What the task requires: Filter the records below and copy every line containing the word "this".

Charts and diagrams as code
Begin
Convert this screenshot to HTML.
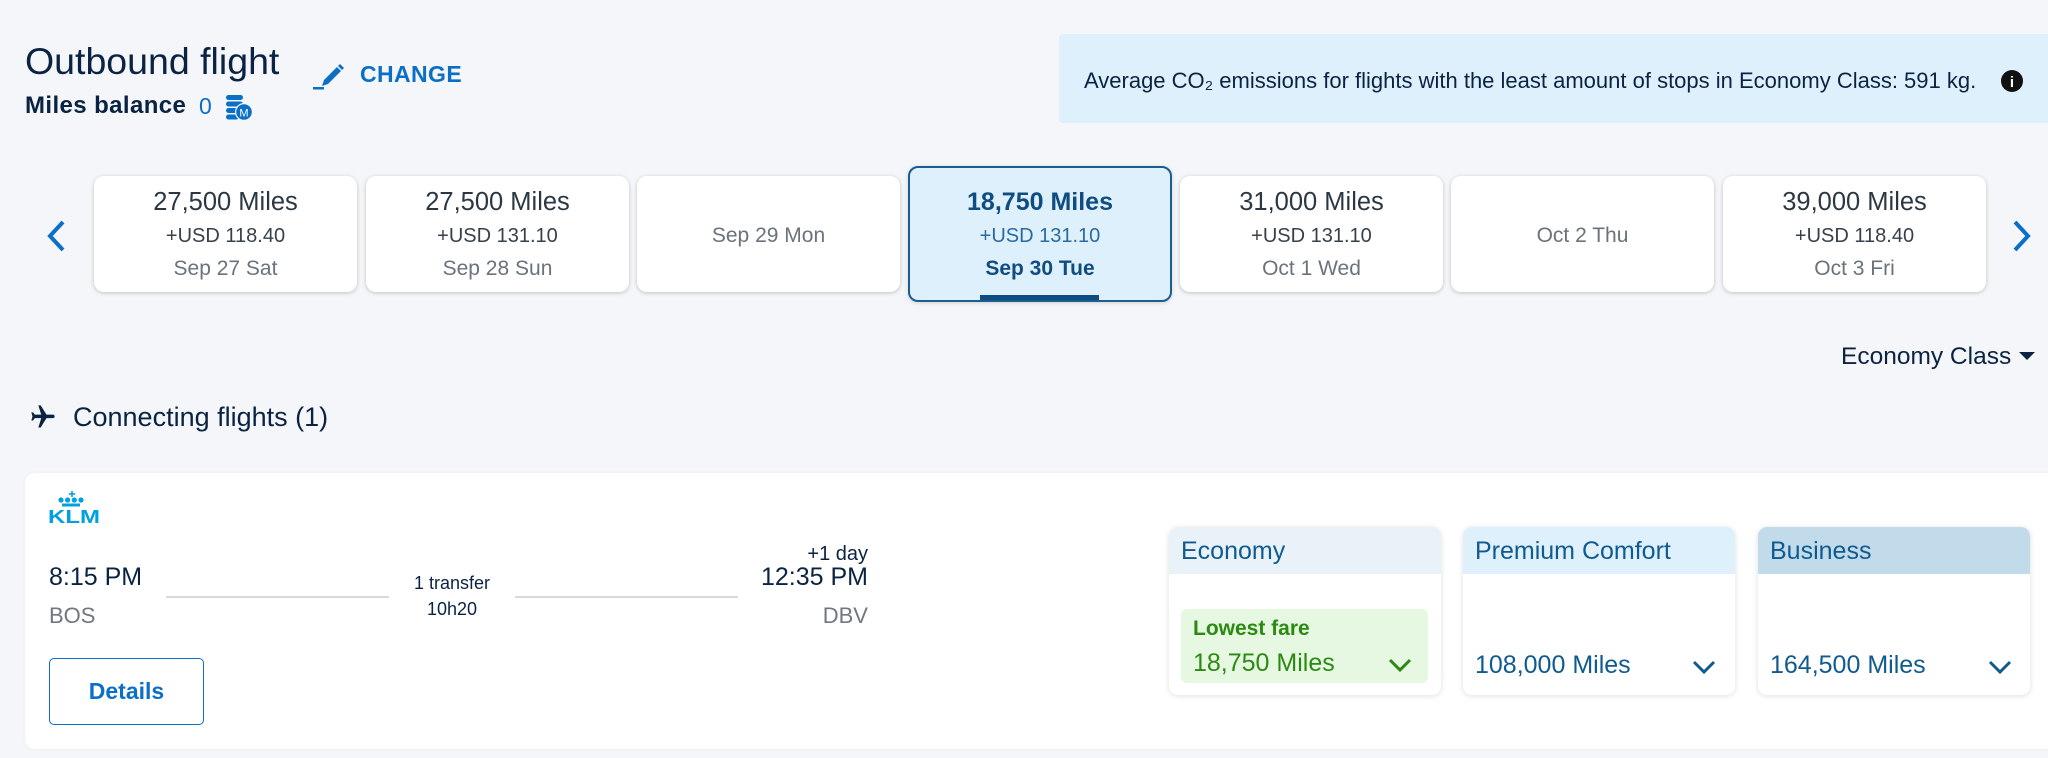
<!DOCTYPE html>
<html><head><meta charset="utf-8">
<style>
*{margin:0;padding:0;box-sizing:border-box}
html,body{width:2048px;height:758px;overflow:hidden;background:#f4f6f9;font-family:"Liberation Sans",Arial,sans-serif;color:#0b2342}
.a{position:absolute;white-space:nowrap;line-height:1}
.card{position:absolute;top:176px;width:263px;height:116px;background:#fff;border-radius:10px;box-shadow:0 1px 4px rgba(0,0,0,.22);text-align:center}
.card .m{position:absolute;left:0;right:0;top:13.5px;font-size:25.5px;color:#2b3843;line-height:1}
.card .u{position:absolute;left:0;right:0;top:50px;font-size:20px;color:#37414b;line-height:1}
.card .d{position:absolute;left:0;right:0;top:81.5px;font-size:21px;color:#6a737c;line-height:1}
.card .o{position:absolute;left:0;right:0;top:48.5px;font-size:21px;color:#6a737c;line-height:1}
.sel{position:absolute;left:908px;top:166px;width:264px;height:136px;background:#dff0fd;border:2px solid #1d5c8e;border-radius:10px;text-align:center;box-shadow:0 1px 4px rgba(0,0,0,.15)}
.sel .m{position:absolute;left:0;right:0;top:21.5px;font-size:25px;color:#0f4c81;font-weight:bold;line-height:1}
.sel .u{position:absolute;left:0;right:0;top:58px;font-size:20px;color:#2a6aa0;line-height:1}
.sel .d{position:absolute;left:0;right:0;top:89.5px;font-size:21px;color:#0f4c81;font-weight:bold;line-height:1}
.sel .bar{position:absolute;left:70px;width:119px;bottom:0;height:5px;background:#0f4c81}
.fare{position:absolute;top:527px;width:272px;height:168px;background:#fff;border-radius:9px;overflow:hidden;box-shadow:0 1px 6px rgba(0,0,0,.13)}
.fare .h{position:absolute;left:0;top:0;right:0;height:47px}
.fare .ht{position:absolute;left:12px;top:11.5px;font-size:25px;color:#0f5a8f;line-height:1;white-space:nowrap}
.fare .pm{position:absolute;left:12px;top:125.5px;font-size:25px;color:#0f5a8f;line-height:1;white-space:nowrap}
</style></head>
<body>

<!-- header -->
<div class="a" style="left:25px;top:43px;font-size:37.5px;color:#0b2342;">Outbound flight</div>
<div class="a" style="left:25px;top:94px;font-size:24px;font-weight:bold;letter-spacing:0.4px;color:#0b2342;">Miles balance</div>
<div class="a" style="left:199px;top:94.5px;font-size:23px;color:#0b6fc8;">0</div>
<svg style="position:absolute;left:225px;top:94px" width="28" height="27" viewBox="0 0 28 27">
  <rect x="1" y="1" width="17" height="5" rx="2.5" fill="#0b6fc8"/>
  <rect x="1" y="7.5" width="17" height="5" rx="2.5" fill="#0b6fc8"/>
  <rect x="1" y="14" width="17" height="5" rx="2.5" fill="#0b6fc8"/>
  <rect x="1" y="20.5" width="13" height="5" rx="2.5" fill="#0b6fc8"/>
  <circle cx="19" cy="18" r="9" fill="#f4f6f9"/>
  <circle cx="19" cy="18" r="7.8" fill="#0b6fc8"/>
  <text x="19" y="22.5" font-family="Liberation Sans, sans-serif" font-size="11" fill="#fff" text-anchor="middle">M</text>
</svg>

<svg style="position:absolute;left:312px;top:63px" width="32" height="28" viewBox="0 0 32 28">
  <path d="M12 17 L25 4 L29 8 L16 21 L10 23 Z" fill="#0b6fc8"/>
  <path d="M26 3 L28 1 L32 5 L30 7 Z" fill="#0b6fc8"/>
  <rect x="1" y="24" width="11" height="2.5" fill="#0b6fc8"/>
</svg>
<div class="a" style="left:360px;top:62.5px;font-size:23px;font-weight:bold;color:#0b6fc8;letter-spacing:0.4px;">CHANGE</div>

<!-- CO2 box -->
<div style="position:absolute;left:1059px;top:34px;width:1000px;height:89px;background:#dff0fd;border-radius:4px"></div>
<div class="a" style="left:1084px;top:70px;font-size:22px;color:#0b2342;">Average CO₂ emissions for flights with the least amount of stops in Economy Class: 591 kg.</div>
<svg style="position:absolute;left:2001px;top:70px" width="22" height="22" viewBox="0 0 22 22">
  <circle cx="11" cy="11" r="11" fill="#111"/>
  <text x="11" y="17" font-family="Liberation Sans, sans-serif" font-weight="bold" font-size="15" fill="#fff" text-anchor="middle">i</text>
</svg>

<!-- carousel arrows -->
<svg style="position:absolute;left:44px;top:219px" width="24" height="34" viewBox="0 0 24 34">
  <polyline points="19,3 6,17 19,31" fill="none" stroke="#0b6fc8" stroke-width="4"/>
</svg>
<svg style="position:absolute;left:2010px;top:219px" width="24" height="34" viewBox="0 0 24 34">
  <polyline points="5,3 18,17 5,31" fill="none" stroke="#0b6fc8" stroke-width="4"/>
</svg>

<!-- date cards -->
<div class="card" style="left:94px"><div class="m">27,500 Miles</div><div class="u">+USD 118.40</div><div class="d">Sep 27 Sat</div></div>
<div class="card" style="left:366px"><div class="m">27,500 Miles</div><div class="u">+USD 131.10</div><div class="d">Sep 28 Sun</div></div>
<div class="card" style="left:637px"><div class="o">Sep 29 Mon</div></div>
<div class="sel"><div class="m">18,750 Miles</div><div class="u">+USD 131.10</div><div class="d">Sep 30 Tue</div><div class="bar"></div></div>
<div class="card" style="left:1180px"><div class="m">31,000 Miles</div><div class="u">+USD 131.10</div><div class="d">Oct 1 Wed</div></div>
<div class="card" style="left:1451px"><div class="o">Oct 2 Thu</div></div>
<div class="card" style="left:1723px"><div class="m">39,000 Miles</div><div class="u">+USD 118.40</div><div class="d">Oct 3 Fri</div></div>

<!-- Economy Class dropdown -->
<div class="a" style="left:1841px;top:345px;font-size:24.5px;color:#0b2342;">Economy Class</div>
<svg style="position:absolute;left:2019px;top:351px" width="16" height="10" viewBox="0 0 16 10"><polygon points="0,1 16,1 8,9" fill="#0b2342"/></svg>

<!-- Connecting flights -->
<svg style="position:absolute;left:29px;top:403px" width="28" height="28" viewBox="0 0 24 24">
  <g transform="rotate(90 12 12)"><path d="M21 16v-2l-8-5V3.5c0-.83-.67-1.5-1.5-1.5S10 2.67 10 3.5V9l-8 5v2l8-2.5V19l-2 1.5V22l3.5-1 3.5 1v-1.5L13 19v-5.5l8 2.5z" fill="#0b2342"/></g>
</svg>
<div class="a" style="left:73px;top:404px;font-size:27px;color:#0b2342;">Connecting flights (1)</div>

<!-- flight card -->
<div style="position:absolute;left:25px;top:473px;width:2040px;height:276px;background:#fff;border-radius:10px;box-shadow:0 0 3px rgba(0,0,0,.05)"></div>

<!-- KLM logo -->
<svg style="position:absolute;left:46px;top:490px" width="56" height="36" viewBox="0 0 56 36">
  <rect x="25.2" y="1" width="1.6" height="6" fill="#00a1de"/>
  <rect x="23" y="3.2" width="6" height="1.6" fill="#00a1de"/>
  <circle cx="15" cy="10" r="2.6" fill="#00a1de"/>
  <circle cx="21.6" cy="10" r="2.6" fill="#00a1de"/>
  <circle cx="28.3" cy="10" r="2.6" fill="#00a1de"/>
  <circle cx="35" cy="10" r="2.6" fill="#00a1de"/>
  <rect x="16" y="13.5" width="18" height="3" fill="#00a1de"/>
  <text x="2" y="33" font-family="Liberation Sans, sans-serif" font-weight="bold" font-size="18" fill="#00a1de" textLength="52" lengthAdjust="spacingAndGlyphs">KLM</text>
</svg>

<div class="a" style="left:49px;top:565px;font-size:25px;color:#0b2342;">8:15 PM</div>
<div class="a" style="left:49px;top:605px;font-size:22px;color:#6f7780;">BOS</div>
<div style="position:absolute;left:166px;top:596px;width:223px;height:2px;background:#d6dadd"></div>
<div style="position:absolute;left:515px;top:596px;width:223px;height:2px;background:#d6dadd"></div>
<div class="a" style="left:401px;width:102px;text-align:center;top:574px;font-size:18px;color:#0b2342;">1 transfer</div>
<div class="a" style="left:401px;width:102px;text-align:center;top:600px;font-size:18px;color:#0b2342;">10h20</div>
<div class="a" style="right:1180px;top:544px;font-size:20px;color:#0b2342;">+1 day</div>
<div class="a" style="right:1180px;top:565px;font-size:25px;color:#0b2342;">12:35 PM</div>
<div class="a" style="right:1180px;top:605px;font-size:22px;color:#6f7780;">DBV</div>

<div style="position:absolute;left:49px;top:658px;width:155px;height:67px;border:1.5px solid #0b6fc8;border-radius:5px;display:flex;align-items:center;justify-content:center;font-size:23px;font-weight:bold;color:#0b6fc8;">Details</div>

<!-- fare cards -->
<div class="fare" style="left:1169px">
  <div class="h" style="background:#e9f2f9"></div>
  <div class="ht">Economy</div>
  <div style="position:absolute;left:12px;top:82px;width:247px;height:74px;background:#e6f8e1;border-radius:6px"></div>
  <div class="a" style="left:24px;top:90.5px;font-size:21px;font-weight:bold;color:#2a8a12;">Lowest fare</div>
  <div class="a" style="left:24px;top:123.5px;font-size:25px;color:#2a8a12;">18,750 Miles</div>
  <svg style="position:absolute;left:219px;top:130px" width="24" height="16" viewBox="0 0 24 16"><polyline points="2,3 12,13 22,3" fill="none" stroke="#2a8a12" stroke-width="3"/></svg>
</div>
<div class="fare" style="left:1463px">
  <div class="h" style="background:#dff0fd"></div>
  <div class="ht">Premium Comfort</div>
  <div class="pm">108,000 Miles</div>
  <svg style="position:absolute;left:229px;top:132px" width="24" height="16" viewBox="0 0 24 16"><polyline points="2,3 12,13 22,3" fill="none" stroke="#0f5a8f" stroke-width="3"/></svg>
</div>
<div class="fare" style="left:1758px">
  <div class="h" style="background:#c2dbea"></div>
  <div class="ht">Business</div>
  <div class="pm">164,500 Miles</div>
  <svg style="position:absolute;left:230px;top:132px" width="24" height="16" viewBox="0 0 24 16"><polyline points="2,3 12,13 22,3" fill="none" stroke="#0f5a8f" stroke-width="3"/></svg>
</div>

</body></html>
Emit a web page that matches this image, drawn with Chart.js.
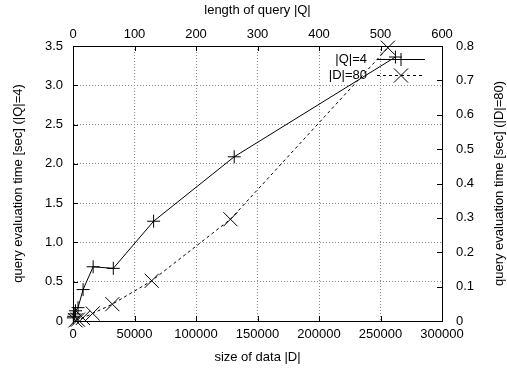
<!DOCTYPE html>
<html>
<head>
<meta charset="utf-8">
<script src="https://cdn.jsdelivr.net/npm/chart.js@4"></script>
<style>body{margin:0;background:#fff}</style>
</head>
<body>
<canvas id="chart" width="507" height="369"></canvas>
<script>
// |Q|=4 : time vs size of data |D|
const dataSizes = [256, 512, 1024, 2048, 4096, 8192, 16384, 32768, 65536, 131072, 262144];
const timesQ4 = [0.04, 0.06, 0.09, 0.13, 0.17, 0.40, 0.69, 0.67, 1.27, 2.09, 3.36];
// |D|=80 : time vs length of query |Q|
const queryLengths = [4, 8, 16, 32, 64, 128, 256, 512];
const timesD80 = [0.002, 0.004, 0.009, 0.022, 0.049, 0.117, 0.296, 0.795];

Chart.defaults.font.family = 'Liberation Sans';
Chart.defaults.font.size = 13;
Chart.defaults.color = '#000';

const toPoints = (xs, ys) => xs.map((x, i) => ({x: x, y: ys[i]}));

const gridStyle = {color: '#888', drawTicks: false};
const borderStyle = {color: '#000', width: 1, dash: [1, 2]};

// gnuplot style tics pointing into the plot
const innerTicks = {
  id: 'innerTicks',
  afterDraw(chart) {
    const ctx = chart.ctx, a = chart.chartArea, s = chart.scales;
    const len = 5;
    ctx.save();
    ctx.strokeStyle = '#000';
    ctx.lineWidth = 1;
    ctx.beginPath();
    s.x.ticks.forEach(t => {
      const p = Math.round(s.x.getPixelForValue(t.value)) + 0.5;
      ctx.moveTo(p, a.bottom); ctx.lineTo(p, a.bottom - len);
    });
    s.x2.ticks.forEach(t => {
      const p = Math.round(s.x2.getPixelForValue(t.value)) + 0.5;
      ctx.moveTo(p, a.top); ctx.lineTo(p, a.top + len);
    });
    s.y.ticks.forEach(t => {
      const p = Math.round(s.y.getPixelForValue(t.value)) + 0.5;
      ctx.moveTo(a.left, p); ctx.lineTo(a.left + len, p);
    });
    s.y2.ticks.forEach(t => {
      const p = Math.round(s.y2.getPixelForValue(t.value)) + 0.5;
      ctx.moveTo(a.right, p); ctx.lineTo(a.right - len, p);
    });
    ctx.stroke();

    // right axis title, reading bottom to top like the left one
    ctx.fillStyle = '#000';
    ctx.font = '13px "Liberation Sans"';
    ctx.textAlign = 'center';
    ctx.textBaseline = 'middle';
    ctx.translate(499, (a.top + a.bottom) / 2);
    ctx.rotate(-Math.PI / 2);
    ctx.fillText('query evaluation time [sec] (|D|=80)', 0, 0);
    ctx.restore();
  }
};

// key in the top right corner, text then sample line
const gnuKey = {
  id: 'gnuKey',
  afterDatasetsDraw(chart) {
    const ctx = chart.ctx;
    const x0 = 377, x1 = 425, textRight = 367;
    chart.data.datasets.forEach((ds, i) => {
      const y = 59 + i * 16;
      ctx.save();
      ctx.fillStyle = '#000';
      ctx.font = '13px "Liberation Sans"';
      ctx.textAlign = 'right';
      ctx.textBaseline = 'middle';
      ctx.fillText(ds.label, textRight, y);
      ctx.strokeStyle = '#000';
      ctx.lineWidth = 1;
      ctx.setLineDash(ds.borderDash || []);
      ctx.beginPath();
      ctx.moveTo(x0, y + 0.5); ctx.lineTo(x1, y + 0.5);
      ctx.stroke();
      ctx.setLineDash([]);
      Chart.helpers.drawPoint(ctx, {
        pointStyle: ds.pointStyle, radius: ds.pointRadius, rotation: 0, borderWidth: 1
      }, (x0 + x1) / 2, y + 0.5);
      ctx.restore();
    });
  }
};

new Chart(document.getElementById('chart'), {
  type: 'scatter',
  data: {
    datasets: [
      {
        label: '|Q|=4',
        data: toPoints(dataSizes, timesQ4),
        xAxisID: 'x', yAxisID: 'y',
        showLine: true,
        borderColor: '#000', borderWidth: 1,
        pointStyle: 'cross', pointRadius: 6.5,
        pointBorderColor: '#000', pointBorderWidth: 1,
        backgroundColor: 'transparent',
        clip: false
      },
      {
        label: '|D|=80',
        data: toPoints(queryLengths, timesD80),
        xAxisID: 'x2', yAxisID: 'y2',
        showLine: true,
        borderColor: '#000', borderWidth: 1, borderDash: [3, 3],
        pointStyle: 'crossRot', pointRadius: 10,
        pointBorderColor: '#000', pointBorderWidth: 1,
        backgroundColor: 'transparent',
        clip: false
      }
    ]
  },
  options: {
    responsive: false,
    animation: false,
    layout: {padding: 0},
    plugins: {legend: {display: false}, tooltip: {enabled: false}},
    scales: {
      x: {
        type: 'linear', position: 'bottom', min: 0, max: 300000,
        ticks: {stepSize: 50000, padding: 6, maxRotation: 0, callback: v => String(v)},
        grid: gridStyle, border: borderStyle,
        title: {display: true, text: 'size of data |D|', padding: {top: 0, bottom: 4}},
        afterFit: s => { s.height = 48; s.paddingLeft = 0; s.paddingRight = 0; }
      },
      x2: {
        type: 'linear', position: 'top', min: 0, max: 600,
        ticks: {stepSize: 100, padding: 4, maxRotation: 0, callback: v => String(v)},
        grid: {display: false, drawTicks: false}, border: {color: '#000', width: 1},
        title: {display: true, text: 'length of query |Q|', padding: {top: 3, bottom: 0}},
        afterFit: s => { s.height = 46; s.paddingLeft = 0; s.paddingRight = 0; }
      },
      y: {
        type: 'linear', position: 'left', min: 0, max: 3.5,
        ticks: {stepSize: 0.5, padding: 10},
        grid: gridStyle, border: borderStyle,
        title: {display: true, text: 'query evaluation time [sec] (|Q|=4)', padding: {top: 11, bottom: 0}},
        afterFit: s => { s.width = 73; s.paddingTop = 0; s.paddingBottom = 0; }
      },
      y2: {
        type: 'linear', position: 'right', min: 0, max: 0.8,
        ticks: {stepSize: 0.1, padding: 14},
        grid: {display: false, drawTicks: false}, border: {color: '#000', width: 1},
        afterFit: s => { s.width = 65; s.paddingTop = 0; s.paddingBottom = 0; }
      }
    }
  },
  plugins: [innerTicks, gnuKey]
});
</script>
</body>
</html>
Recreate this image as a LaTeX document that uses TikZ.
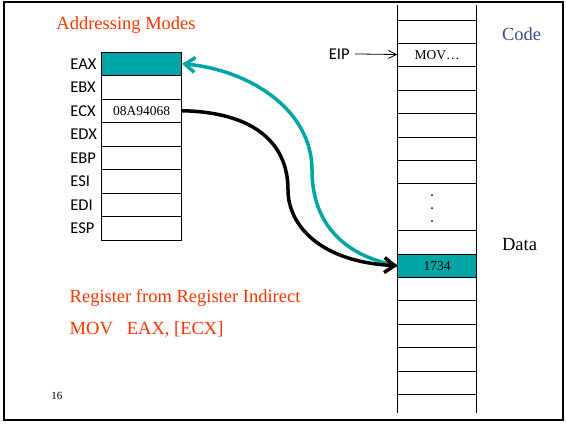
\documentclass[tikz,border=0pt]{standalone}
\usepackage{fontspec}
\setmainfont{Liberation Serif}
\newfontfamily\calibfont{Carlito}
\usetikzlibrary{arrows.meta}
\definecolor{regteal}{RGB}{0,166,166}
\definecolor{slidered}{RGB}{255,51,0}
\definecolor{codeblue}{RGB}{59,78,135}

\begin{document}
\begin{tikzpicture}[x = 1pt, y = -1pt, line width = 0.8pt,
                        reg/.style = {rectangle, draw, minimum width = 80pt, minimum height = 23.5pt, inner sep = 0pt, font = \fontsize{13.5}{15}\selectfont},
                        cell/.style = {rectangle, draw, minimum width = 79pt, minimum height = 23.4pt, inner sep = 0pt, font = \fontsize{13.5}{15}\selectfont},
                        reglabel/.style = {anchor = west, inner sep = 0pt, font = \calibfont\fontsize{16.5}{18}\selectfont},
                        redtext/.style = {anchor = base west, inner sep = 0pt, text = slidered, font = \fontsize{18.5}{22}\selectfont},
                        sidetext/.style = {anchor = base west, inner sep = 0pt, font = \fontsize{18.5}{22}\selectfont},
                        bigarrow/.style = {line width = 3.5pt, -{Straight Barb[length = 10pt, width = 15pt]}}]
      \useasboundingbox (0, 0) rectangle (566, 424);
      \draw [line width = 2pt] (3.5, 2) rectangle (563, 420);
      % registers
      \node [reg, fill = regteal] (eax) at (141.7, 63.75){};
      \node [reg] (ebx) at (141.7, 87.25){};
      \node [reg] (ecx) at (141.7, 110.75){08A94068};
      \node [reg] (edx) at (141.7, 134.25){};
      \node [reg] (ebp) at (141.7, 157.75){};
      \node [reg] (esi) at (141.7, 181.25){};
      \node [reg] (edi) at (141.7, 204.75){};
      \node [reg] (esp) at (141.7, 228.25){};
      \node [reglabel] (leax) at (70, 63.75){EAX};
      \node [reglabel] (lebx) at (70, 87.25){EBX};
      \node [reglabel] (lecx) at (70, 110.75){ECX};
      \node [reglabel] (ledx) at (70, 134.25){EDX};
      \node [reglabel] (lebp) at (70, 157.75){EBP};
      \node [reglabel] (lesi) at (70, 181.25){ESI};
      \node [reglabel] (ledi) at (70, 204.75){EDI};
      \node [reglabel] (lesp) at (70, 228.25){ESP};
      % memory
      \draw (397.7, 5) -- (397.7, 413);
      \draw (476.7, 5) -- (476.7, 413);
      \foreach \k in {0, 2, 3, 4, 5, 6, 9, 11, 12, 13, 14, 15}
        \node [cell] (m\k) at (437.2, 31.7 + 23.4*\k){};
      \node [cell] (mov) at (437.2, 55.1){MOV…};
      \node [cell, minimum height = 46.8pt] (dots) at (437.2, 207.2){};
      \node [cell, fill = regteal] (d1734) at (437.2, 265.7){1734};
      \foreach \y in {195, 208, 221}
        \fill (432, \y) circle (1pt);
      % texts
      \node [redtext] (title) at (56, 29.5){Addressing Modes};
      \node [redtext] (mode) at (69.3, 302.3){Register from Register Indirect};
      \node [redtext] (instr) at (69.3, 334.5){MOV\hspace{14pt}EAX, [ECX]};
      \node [sidetext, text = codeblue] (code) at (501.7, 40.7){Code};
      \node [sidetext] (data) at (501.7, 250){Data};
      \node [anchor = base west, inner sep = 0pt, font = \fontsize{11}{13}\selectfont] (page) at (51, 399.3){16};
      \node [reglabel, anchor = base east] (eip) at (350, 59){EIP};
      \draw [-{Straight Barb[length = 8pt, width = 8pt]}, shorten <= 5pt] (eip) -- (mov);
      % arrows
      \draw [bigarrow, draw = regteal] (d1734.west) .. controls (340, 255) and (312, 220) .. (312, 170) .. controls (312, 110) and (250, 70) .. (eax.east);
      \draw [bigarrow] (ecx.east) .. controls (250, 112) and (288, 140) .. (288, 190) .. controls (288, 225) and (320, 262) .. (d1734.west);
    \end{tikzpicture}
\end{document}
End
Solved problem:
Convert this screenshot to HTML.
Emit a web page that matches this image, drawn with Chart.js.
Recreate this image as a LaTeX document that uses TikZ.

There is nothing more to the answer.